Tennessee Mortgage Calculator: Accurate Home Loan Estimates
Tennessee Mortgage Calculator
This Tennessee mortgage calculator provides a comprehensive breakdown of your potential home loan costs, including principal, interest, property taxes, homeowners insurance, private mortgage insurance (PMI), and homeowners association (HOA) fees. The tool is specifically configured with Tennessee's average property tax rate of 0.64%, which is slightly below the national average, making it an essential resource for anyone considering homeownership in the Volunteer State.
Introduction & Importance of Accurate Mortgage Calculations
The decision to purchase a home is one of the most significant financial commitments most individuals will make in their lifetime. In Tennessee, where the housing market has seen steady growth in recent years, understanding the true cost of homeownership is crucial. This calculator goes beyond simple principal and interest calculations to provide a complete picture of what your monthly and long-term housing expenses will look like.
Tennessee's real estate landscape offers diverse opportunities, from the vibrant urban markets of Nashville and Memphis to the more affordable rural areas. The state's lack of a personal income tax makes it particularly attractive to potential homebuyers, but property taxes and other homeownership costs still represent significant expenses that must be carefully considered.
Accurate mortgage calculations help potential buyers:
- Determine how much house they can truly afford
- Compare different loan scenarios and terms
- Understand the impact of down payment size on monthly payments
- Plan for additional costs like property taxes and insurance
- Evaluate the long-term financial implications of homeownership
How to Use This Tennessee Mortgage Calculator
This calculator is designed to be intuitive while providing comprehensive results. Here's a step-by-step guide to using it effectively:
- Enter the Home Price: Begin with the purchase price of the property you're considering. For Tennessee, the median home price is currently around $350,000, which is why we've set this as the default value.
- Set Your Down Payment: You can enter this as either a dollar amount or a percentage of the home price. The calculator will automatically update the other field. In Tennessee, the average down payment is typically between 10-20% of the home price.
- Select Loan Term: Choose between 15-year and 30-year mortgages. The 30-year option is most common and is selected by default, offering lower monthly payments but higher total interest over the life of the loan.
- Input Interest Rate: Enter the current mortgage interest rate you expect to receive. As of 2024, rates have been fluctuating around 6.5-7%, so we've set 6.5% as the default.
- Property Tax Rate: Tennessee's average effective property tax rate is 0.64%, which is pre-filled. However, rates can vary by county, so you may want to adjust this based on the specific location you're considering.
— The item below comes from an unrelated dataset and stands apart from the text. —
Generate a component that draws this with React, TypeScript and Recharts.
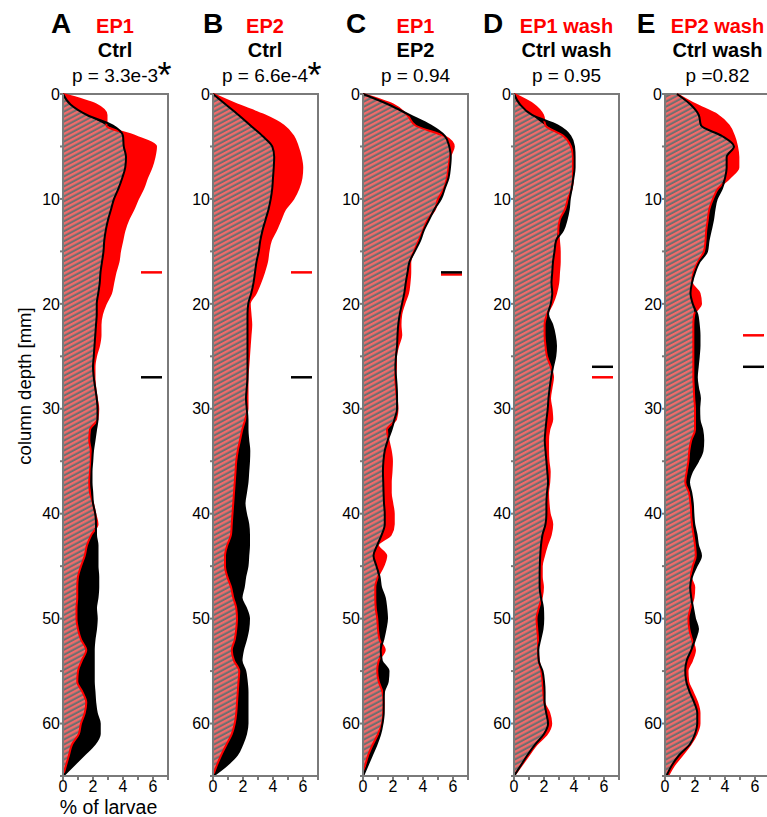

- Home Insurance: Enter your expected annual homeowners insurance premium. In Tennessee, the average annual premium is around $1,200, which is our default value.
- PMI Rate: If your down payment is less than 20%, you'll typically need to pay Private Mortgage Insurance. The default rate of 0.5% is standard, but this can vary based on your credit score and loan terms.
- HOA Fees: If the property is in a community with a Homeowners Association, enter the monthly fee. Many Tennessee properties don't have HOA fees, so this is set to $0 by default.
As you adjust any of these inputs, the calculator will automatically update all results, including the amortization chart, giving you immediate feedback on how changes affect your mortgage costs.
Mortgage Formula & Methodology
The calculations in this tool are based on standard mortgage formulas used by lenders and financial institutions. Here's the methodology behind each component:
Monthly Payment Calculation
The core of the mortgage calculation uses the standard amortizing loan formula:
M = P [ r(1 + r)^n ] / [ (1 + r)^n -- 1]
Where:
- M = Monthly payment
- P = Principal loan amount
- r = Monthly interest rate (annual rate divided by 12)
- n = Number of payments (loan term in years multiplied by 12)
For example, with a $280,000 loan at 6.5% annual interest for 30 years:
- P = $280,000
- r = 0.065 / 12 ≈ 0.0054167
- n = 30 * 12 = 360
- M = $280,000 [0.0054167(1.0054167)^360] / [(1.0054167)^360 -- 1] ≈ $1,796.20
Amortization Schedule
The amortization schedule breaks down each monthly payment into principal and interest components. In the early years of a mortgage, a larger portion of each payment goes toward interest. As the loan matures, more of each payment is applied to the principal.
The interest portion of each payment is calculated as:
Interest Payment = Current Balance × Monthly Interest Rate
The principal portion is then:
Principal Payment = Total Payment -- Interest Payment
Additional Costs Calculation
- Property Taxes: Annual tax amount divided by 12
- Home Insurance: Annual premium divided by 12
- PMI: (Loan Amount × PMI Rate) / 12. PMI is typically required until the loan-to-value ratio reaches 80%.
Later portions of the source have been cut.